İnsanlık tarihi birçok dönem geçirmiştir. Çağ açıldı kapandı, sanayi devrimleri yapıldı, inkılaplar yapıldı bu kadar zaman içerisinde insanların karakterleri yaşayış tarzı da değişti.
Zaman içerisinde gelişen sanayi insan kaynağına olan ihtiyacı arttırdı ve insan kaynakların ilk evresi olan personel yönetimi ile daha sonra günümüzde ki haline yani insan kaynakları yönetimini doğurdu.
İnsan kaynakları departmanı her zaman değişken olmuştur. Bu değişkenlik personele yaklaşımı da zamanla insanı bir makine olarak görmekten de kurtarmıştır. İnsan kaynaklarının ilk tarihlerine bakarsak o dönemde ki yöneticilerin çalışanlara yaklaşımı reaktif olmuştur. Gelin reaktif yaklaşım nedir inceleyelim.
Reaktif yaklaşım genellikle başkalarına tepki gösterirler. Kişiler ile sadece ihtiyacı olduğu zaman iletişime geçerler ve spontane ve monoton bir yönetim anlayışını benimserler. Reaktif yaklaşımı yöneticilerin kullanma sebebi ise verilen yetkilerin kendi alt çalışanları için sanki bir üstünlük taşıyormuş gibi gördüklerinden bu yönetim anlayışı ortaya çıkar.
Reaktif yaklaşım hala günümüzde bazı İK departmanı yöneticilerinde görülmekte. Bu tarz yönetim anlayışı gösteren işletmeler personelini elinde tutamazlar ve her zaman hatayı başkalarında ararlar. Halbuki insan bir cevherdir. Bunu nasıl değerlendireceklerini bilemezler.
Proaktif ise daha çağdaş bir yaklaşımdır.
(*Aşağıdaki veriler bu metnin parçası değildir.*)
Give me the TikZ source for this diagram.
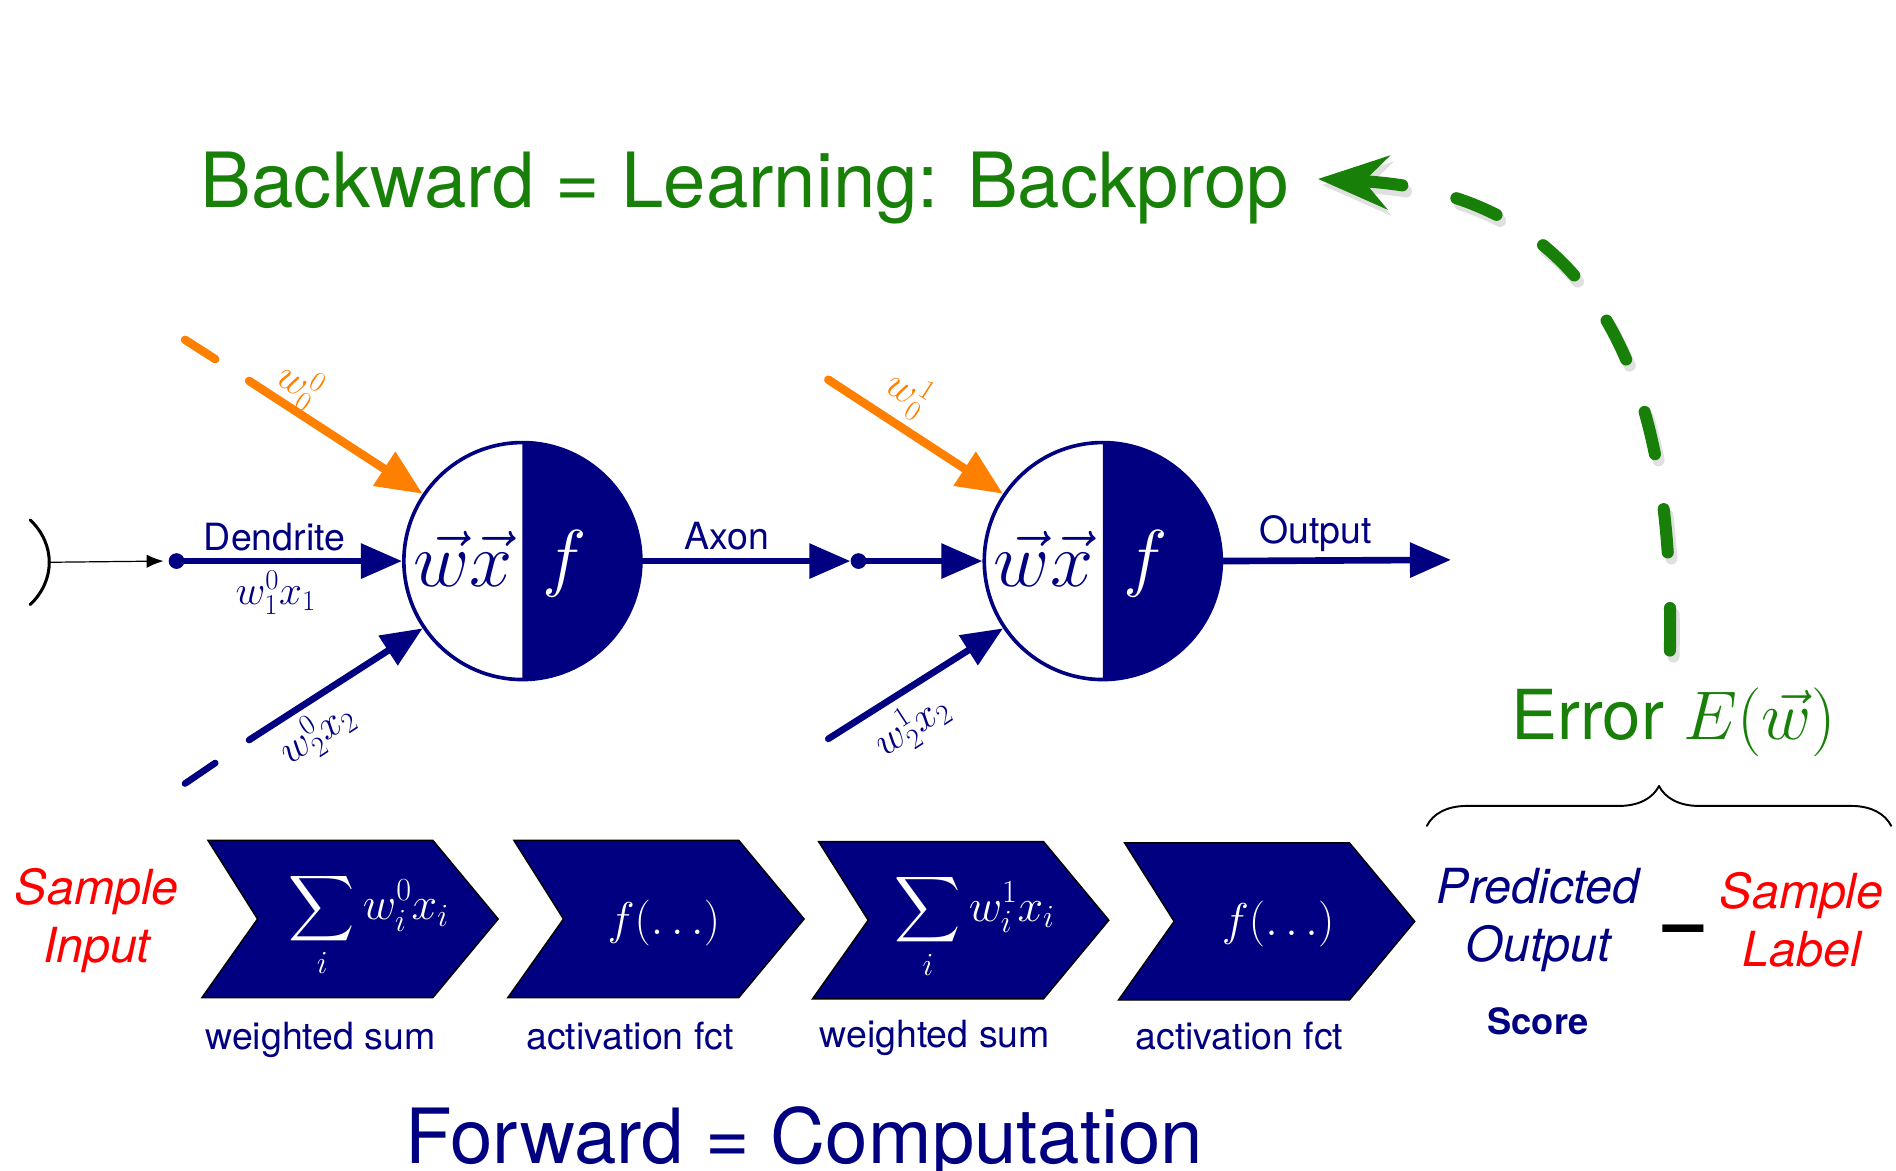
\RequirePackage{fix-cm}
\documentclass[tikz,border=0pt]{standalone}
\DeclareFontShape{OMX}{cmex}{m}{n}{<-> cmex10}{}
\usepackage{fontspec}
\setsansfont{TeX Gyre Heros}
\usetikzlibrary{arrows.meta,decorations.pathreplacing,positioning}

\definecolor{navy}{RGB}{0,0,128}
\definecolor{bporange}{RGB}{255,128,0}
\definecolor{bpgreen}{RGB}{24,128,8}
\definecolor{bpred}{RGB}{255,0,0}

\begin{document}
\begin{tikzpicture}[x=1pt, y=-1pt, line cap=round, line join=round,
  wire/.style={navy, line width=5.5pt, -{Triangle[length=34pt,width=28pt]}},
  bias/.style={bporange, line width=7pt, -{Triangle[length=38pt,width=32pt]}},
  neuron/.style={circle, draw=navy, fill=white, line width=3pt, minimum size=196pt, inner sep=0pt},
  dot/.style={circle, fill=navy, inner sep=0pt, minimum size=13pt},
  chevron/.style={fill=navy, draw=black, line width=1.2pt, line join=miter},
  lbl/.style={text=navy, font=\sffamily\fontsize{31}{37}\selectfont},
  wlbl/.style={font=\fontsize{34}{40}\selectfont},
  bigtext/.style={font=\sffamily\fontsize{63}{70}\selectfont},
  side/.style={align=center, font=\sffamily\itshape\fontsize{40}{48}\selectfont},
  cmath/.style={text=white, font=\fontsize{38}{44}\selectfont},
  backprop/.style={line width=10pt, dash pattern=on 36pt off 46pt}]

  %% ════ 标题 ════
  \node[bigtext, text=bpgreen, anchor=base] (title) at (616,172) {Backward = Learning: Backprop};
  \node[bigtext, text=navy, anchor=base] (forward) at (665,962) {Forward = Computation};

  %% ════ 神经元 ════
  \node[neuron] (n1) at (432,464) {};
  \fill[navy] (432,366) arc[start angle=-90, end angle=90, radius=98] -- cycle;
  \node[neuron] (n2) at (912,464) {};
  \fill[navy] (912,366) arc[start angle=-90, end angle=90, radius=98] -- cycle;
  \node[text=navy, font=\fontsize{64}{70}\selectfont] (n1wx) at (383,462) {$\vec{w}\vec{x}$};
  \node[text=white, font=\fontsize{62}{70}\selectfont] (n1f) at (467,466) {$f$};
  \node[text=navy, font=\fontsize{64}{70}\selectfont] (n2wx) at (863,462) {$\vec{w}\vec{x}$};
  \node[text=white, font=\fontsize{62}{70}\selectfont] (n2f) at (947,466) {$f$};

  %% ════ 输入 / Dendrite ════
  \draw[line width=2.5pt] (25,430) .. controls (46,450) and (46,480) .. (25,500);
  \coordinate (src) at (41,465);
  \node[dot] (d1) at (146,464) {};
  \draw[line width=1pt, -{Latex[length=14pt,width=11pt]}] (src) -- ([xshift=-4pt]d1.west);
  \draw[wire] (d1) -- (n1.west);
  \node[lbl] (dendrite) at (227,444) {Dendrite};
  \node[wlbl, text=navy] (w01) at (228,490) {$w_1^0x_1$};

  %% ════ 斜向输入 ════
  \draw[bporange, line width=7pt] (153,281) -- (178,297);
  \coordinate (b0s) at (206,315);
  \draw[bias] (b0s) -- (n1.146);
  \node[wlbl, text=bporange, rotate=-33] (w00) at (247,318) {$w_0^0$};
  \draw[navy, line width=5.5pt] (153,648) -- (178,631);
  \coordinate (x0s) at (206,612);
  \draw[wire] (x0s) -- (n1.214);
  \node[wlbl, text=navy, rotate=33] (w02) at (262,607) {$w_2^0x_2$};

  \coordinate (b1s) at (685,314);
  \draw[bias] (b1s) -- (n2.146);
  \node[wlbl, text=bporange, rotate=-33] (w10) at (751,325) {$w_0^1$};
  \coordinate (x1s) at (685,611);
  \draw[wire] (x1s) -- (n2.214);
  \node[wlbl, text=navy, rotate=33] (w12) at (754,600) {$w_2^1x_2$};

  %% ════ Axon / Output ════
  \node[dot] (d2) at (710,464) {};
  \draw[wire] (n1.east) -- (d2.west);
  \draw[wire] (d2) -- (n2.west);
  \node[lbl] (axon) at (601,443) {Axon};
  \coordinate (out) at (1200,463);
  \draw[wire] (n2.east) -- (out);
  \node[lbl] (output) at (1088,441) {Output};

  %% ════ 反向箭头 ════
  \coordinate (bwtip) at (1090,148);
  \coordinate (errtop) at (1381,538);
  \draw[backprop, black!12, {Stealth[length=58pt,width=44pt,inset=20pt]}-]
    ([shift={(3,5)}]bwtip) .. controls (1333,165) and (1388,335) .. ([shift={(3,5)}]errtop);
  \draw[backprop, bpgreen, {Stealth[length=58pt,width=44pt,inset=20pt]}-]
    (bwtip) .. controls (1330,160) and (1385,330) .. (errtop);

  %% ════ Error ════
  \node[text=bpgreen, font=\sffamily\fontsize{57}{63}\selectfont] (err) at (1384,597) {Error $E(\vec{w})$};
  \draw[decorate, decoration={brace, amplitude=33pt}, line width=1.6pt] (1180,683) -- (1564,683);

  %% ════ 流程箭头 ════
  \path[chevron] (172,695) -- (358,695) -- (412,760) -- (358,825) -- (167,825) -- (213,760) -- cycle;
  \path[chevron] (425,695) -- (611,695) -- (665,760) -- (611,825) -- (420,825) -- (466,760) -- cycle;
  \path[chevron] (677,696) -- (863,696) -- (917,761) -- (863,826) -- (672,826) -- (718,761) -- cycle;
  \path[chevron] (930,697) -- (1116,697) -- (1170,762) -- (1116,827) -- (925,827) -- (971,762) -- cycle;
  \node[cmath] (c1txt) at (305,765) {$\displaystyle\sum_i w_i^0x_i$};
  \node[cmath] (c2txt) at (549,763) {$f(\dots)$};
  \node[cmath] (c3txt) at (806,766) {$\displaystyle\sum_i w_i^1x_i$};
  \node[cmath] (c4txt) at (1057,764) {$f(\dots)$};
  \node[lbl] (c1lbl) at (265,860) {weighted sum};
  \node[lbl] (c2lbl) at (521,857) {activation fct};
  \node[lbl] (c3lbl) at (773,858) {weighted sum};
  \node[lbl] (c4lbl) at (1025,857) {activation fct};

  %% ════ 两侧文字 ════
  \node[side, text=bpred] (sinput) at (80,761) {Sample\\Input};
  \node[side, text=navy] (pred) at (1272,761) {Predicted\\Output};
  \node[text=navy, font=\sffamily\bfseries\fontsize{30}{36}\selectfont] (score) at (1272,845) {Score};
  \node[font=\sffamily\bfseries\fontsize{60}{70}\selectfont] (minus) at (1392,774) {–};
  \node[side, text=bpred] (slabel) at (1490,761) {Sample\\Label};

  % 钉死画布
  \pgfresetboundingbox
  \path[use as bounding box] (0,0) rectangle (1568,968);
\end{tikzpicture}
\end{document}
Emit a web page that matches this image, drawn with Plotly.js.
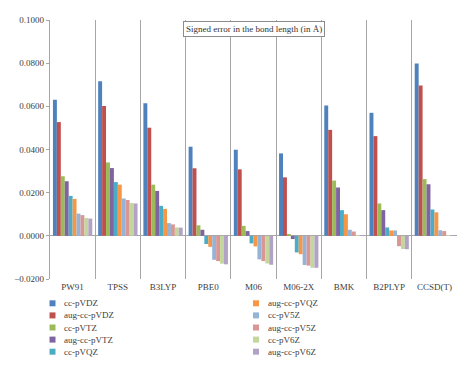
<!DOCTYPE html>
<html>
<head>
<meta charset="utf-8">
<script src="https://cdn.plot.ly/plotly-3.0.1.min.js"></script>
<style>html,body{margin:0;padding:0;background:#fff;}#chart{width:474px;height:372px;}</style>
</head>
<body>
<div id="chart"></div>
<script>
var categories = ['PW91','TPSS','B3LYP','PBE0','M06','M06-2X','BMK','B2PLYP','CCSD(T)'];
var seriesNames = ['cc-pVDZ','aug-cc-pVDZ','cc-pVTZ','aug-cc-pVTZ','cc-pVQZ','aug-cc-pVQZ','cc-pV5Z','aug-cc-pV5Z','cc-pV6Z','aug-cc-pV6Z'];
var ccpVDZ     = [0.0630, 0.0716, 0.0614, 0.0413, 0.0399, 0.0382, 0.0604, 0.0570, 0.0799];
var augccpVDZ  = [0.0527, 0.0602, 0.0501, 0.0313, 0.0308, 0.0271, 0.0491, 0.0462, 0.0696];
var ccpVTZ     = [0.0276, 0.0340, 0.0237, 0.0049, 0.0046, 0.0008, 0.0256, 0.0150, 0.0263];
var augccpVTZ  = [0.0253, 0.0314, 0.0208, 0.0028, 0.0022, -0.0015, 0.0224, 0.0119, 0.0239];
var ccpVQZ     = [0.0185, 0.0249, 0.0139, -0.0038, -0.0035, -0.0077, 0.0119, 0.0039, 0.0122];
var augccpVQZ  = [0.0171, 0.0237, 0.0125, -0.0051, -0.0049, -0.0085, 0.0100, 0.0025, 0.0109];
var ccpV5Z     = [0.0103, 0.0173, 0.0059, -0.0111, -0.0109, -0.0135, 0.0028, 0.0025, 0.0026];
var augccpV5Z  = [0.0096, 0.0166, 0.0053, -0.0117, -0.0117, -0.0138, 0.0020, -0.0048, 0.0022];
var ccpV6Z     = [0.0083, 0.0152, 0.0039, -0.0129, -0.0128, -0.0148, 0.0003, -0.0061, 0.0003];
var augccpV6Z  = [0.0080, 0.0150, 0.0038, -0.0132, -0.0134, -0.0148, 0.0003, -0.0062, 0.0003];
var seriesValues = [ccpVDZ, augccpVDZ, ccpVTZ, augccpVTZ, ccpVQZ, augccpVQZ, ccpV5Z, augccpV5Z, ccpV6Z, augccpV6Z];
var colors = ['#4F81BD','#C0504D','#9BBB59','#8064A2','#4BACC6','#F79646','#95B3D7','#D99694','#C3D69B','#B3A2C7'];
var titleText = 'Signed error in the bond length (in Å)';

var fontFam = '"Liberation Serif", "DejaVu Serif", serif';
var traces = seriesNames.map(function(n, i){
  return {type:'bar', name:n, x:categories, y:seriesValues[i], marker:{color:colors[i], line:{width:0}}, showlegend:false, hoverinfo:'x+y+name'};
});

// plot area in pixels
var L = 50, R = 457, T = 20, B = 279;
function px2xp(px){ return (px - L) / (R - L); }
function py2yp(py){ return (B - py) / (B - T); }

var shapes = [], annotations = [];
seriesNames.forEach(function(n, i){
  var col = Math.floor(i / 5), row = i % 5;
  var mx = col === 0 ? 52.5 : 256;
  var tx = col === 0 ? 62 : 265.5;
  var my = 303.3 + row * 12.1;
  shapes.push({type:'rect', xref:'paper', yref:'paper',
    x0:px2xp(mx-3), x1:px2xp(mx+3), y0:py2yp(my+3), y1:py2yp(my-3),
    fillcolor:colors[i], line:{width:0}});
  annotations.push({xref:'paper', yref:'paper', x:px2xp(tx), y:py2yp(my), xanchor:'left', yanchor:'middle',
    text:n, showarrow:false, font:{family:fontFam, size:9, color:'#404040'}});
});
annotations.push({xref:'paper', yref:'paper', x:px2xp(254), y:py2yp(28.7), xanchor:'center', yanchor:'middle',
  text:titleText, showarrow:false, bgcolor:'#ffffff', bordercolor:'#8c8c8c', borderwidth:1, borderpad:2,
  font:{family:fontFam, size:9, color:'#333333'}});

var layout = {
  width:474, height:372,
  margin:{l:L, r:474-R, t:T, b:372-B, pad:0},
  paper_bgcolor:'#ffffff', plot_bgcolor:'#ffffff',
  barmode:'group', bargap:0.13, bargroupgap:0,
  showlegend:false,
  font:{family:fontFam, size:9, color:'#404040'},
  xaxis:{type:'category', tickson:'boundaries', showgrid:true, gridcolor:'#a6a6a6', gridwidth:1.2,
    ticks:'', showline:false, zeroline:false, tickfont:{family:fontFam, size:9, color:'#404040'}, ticklabelstandoff:1},
  yaxis:{range:[-0.02, 0.1], dtick:0.02, tick0:0, tickformat:'.4f', showgrid:false,
    zeroline:true, zerolinecolor:'#a6a6a6', zerolinewidth:1.2,
    showline:true, linecolor:'#a6a6a6', linewidth:1.2, ticks:'outside', ticklen:3, tickcolor:'#a6a6a6',
    tickfont:{family:fontFam, size:9, color:'#404040'}},
  shapes:shapes,
  annotations:annotations
};
Plotly.newPlot('chart', traces, layout, {displayModeBar:false, responsive:false});
</script>
</body>
</html>
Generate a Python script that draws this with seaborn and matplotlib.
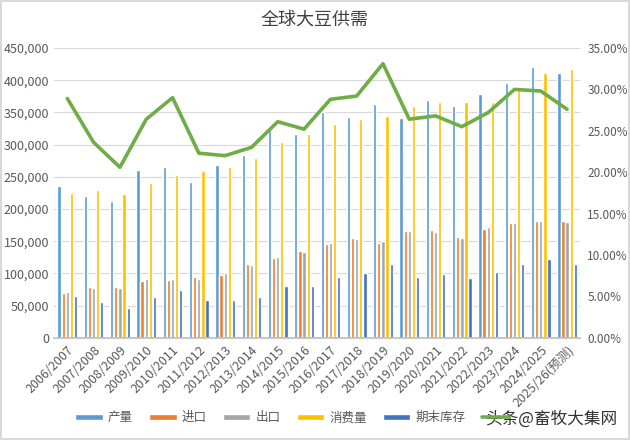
import numpy as np
import pandas as pd
import matplotlib.pyplot as plt
import seaborn as sns
from matplotlib.ticker import FuncFormatter, MultipleLocator

sns.set_theme(style="white")
plt.rcParams["font.family"] = ["Noto Sans CJK SC", "DejaVu Sans"]

# data
seasons = ["2006/2007", "2007/2008", "2008/2009", "2009/2010", "2010/2011",
           "2011/2012", "2012/2013", "2013/2014", "2014/2015", "2015/2016",
           "2016/2017", "2017/2018", "2018/2019", "2019/2020", "2020/2021",
           "2021/2022", "2022/2023", "2023/2024", "2024/2025", "2025/26(预测)"]
production = [236000, 220000, 212000, 261000, 265000, 242000, 268000, 284000, 323000, 317000,
              351000, 343000, 363000, 342000, 370000, 360000, 379000, 396000, 421000, 411000]
imports = [70000, 79000, 79000, 88000, 90000, 95000, 97000, 114000, 124000, 135000,
           146000, 155000, 147000, 166000, 167000, 157000, 169000, 179000, 181000, 181000]
exports = [71000, 78000, 77000, 92000, 91000, 92000, 100000, 113000, 126000, 133000,
           148000, 154000, 150000, 166000, 165000, 155000, 172000, 178000, 182000, 180000]
consumption = [225000, 230000, 224000, 241000, 253000, 259000, 266000, 280000, 304000, 317000,
               332000, 340000, 345000, 360000, 366000, 366000, 366000, 385000, 411000, 418000]
stocks = [65000, 55000, 46000, 64000, 74000, 59000, 59000, 64000, 80000, 80000,
          95000, 101000, 114000, 95000, 99000, 93000, 102000, 115000, 122000, 115000]
stock_ratio = [28.9, 23.6, 20.6, 26.4, 29.0, 22.3, 22.0, 23.0, 26.1, 25.2,
               28.8, 29.2, 33.1, 26.4, 26.8, 25.5, 27.2, 30.0, 29.8, 27.6]

items = ["产量", "进口", "出口", "消费量", "期末库存"]
colors = ["#5B9BD5", "#ED7D31", "#A5A5A5", "#FFC000", "#4472C4"]

df = pd.DataFrame({"年度": seasons, "产量": production, "进口": imports,
                   "出口": exports, "消费量": consumption, "期末库存": stocks})
long_df = df.melt(id_vars="年度", var_name="项目", value_name="数量")

fig = plt.figure(figsize=(6.3, 4.4), dpi=100, edgecolor="#D9D9D9", linewidth=1.5)
ax = fig.add_axes([0.086, 0.232, 0.835, 0.659])

sns.barplot(data=long_df, x="年度", y="数量", hue="项目", hue_order=items,
            palette=colors, saturation=1, width=0.78, gap=0.2, ax=ax)

ax2 = ax.twinx()
sns.lineplot(x=np.arange(len(seasons)), y=stock_ratio, ax=ax2,
             color="#70AD47", linewidth=2.6, label=" ")

ax.set_xlim(-0.5, len(seasons) - 0.5)
ax.set_ylim(0, 450000)
ax.yaxis.set_major_locator(MultipleLocator(50000))
ax.yaxis.set_major_formatter(FuncFormatter(lambda v, p: f"{int(v):,}"))
ax2.set_ylim(0, 35)
ax2.yaxis.set_major_locator(MultipleLocator(5))
ax2.yaxis.set_major_formatter(FuncFormatter(lambda v, p: f"{v:.2f}%"))

ax.grid(axis="y", color="#D9D9D9", linewidth=0.8)
ax.set_axisbelow(True)
ax.set_xlabel("")
ax.set_ylabel("")
ax2.set_ylabel("")

for s in ["top", "left", "right"]:
    ax.spines[s].set_visible(False)
ax.spines["bottom"].set_color("#BFBFBF")
for s in ax2.spines.values():
    s.set_visible(False)

ax.set_xticks(range(len(seasons)))
ax.set_xticklabels(seasons, rotation=45, ha="right", rotation_mode="anchor")
ax.tick_params(axis="x", length=0, labelsize=9, colors="#595959", pad=4)
ax.tick_params(axis="y", length=0, labelsize=9, colors="#595959")
ax2.tick_params(axis="y", length=0, labelsize=8.5, colors="#595959", pad=5)

# legend at the bottom
h1, l1 = ax.get_legend_handles_labels()
h2, l2 = ax2.get_legend_handles_labels()
ax.get_legend().remove()
ax2.get_legend().remove()
fig.legend(h1 + h2, l1 + l2, loc="lower center", ncol=6, frameon=False,
           bbox_to_anchor=(0.47, 0.01), fontsize=9, handlelength=2.2,
           handleheight=0.45, handletextpad=0.4, columnspacing=1.3,
           labelcolor="#595959")

fig.text(0.5, 0.955, "全球大豆供需", ha="center", va="center",
         fontsize=13, color="#404040")
fig.text(0.875, 0.048, "头条@畜牧大集网", ha="center", va="center",
         fontsize=12, color="#333333")

fig.savefig("out.png", dpi=100)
Günümüzde birçok işletme insan kaynağına eskisinden daha çok değer verdikleri için yöneticilerin çoğu bu yaklaşımı benimsemekte ve ellerinden geldiğince değişimi kendilerine adapte etmek zorundadırlar. Proaktiflik tanımı olarak şunu diyebiliriz. “olay gerçekleşmeden bile hazırlanmak” anlamına gelir. Tırnak içinde ki cümleden de anlayacağınız üzere proaktif yaklaşım durumları öngörmeyi hedefler ve geleceğe yatırım yapar.
Reaktif ve proaktiflik ile yönetilen departmanları anlamanız çok basittir. Proaktif departmanlar olayları ölçüp biçip önceden tahmin edebilmeyi ve kazanımları arttırmak için çalışmalar yapmayı hedefler. Reaktiflik ise tam tersi, etkisini en aza indirmek ve olaylardan yararlanmak için olayların olmasını beklemektir. Reaktiflik geleneksel yaklaşımları benimser, proaktif olmak ise çağdaş yönetim anlayışını benimser.
İnsan kaynakları yöneticileri adayları olarak bizler her zaman gelişime ve geliştirmeye açık olmalıyız.
Unutmayalım ki “değişim insanın kendisini geliştirmesi her gün adım adım gerçekleşen, yavaş bir süreçtir.”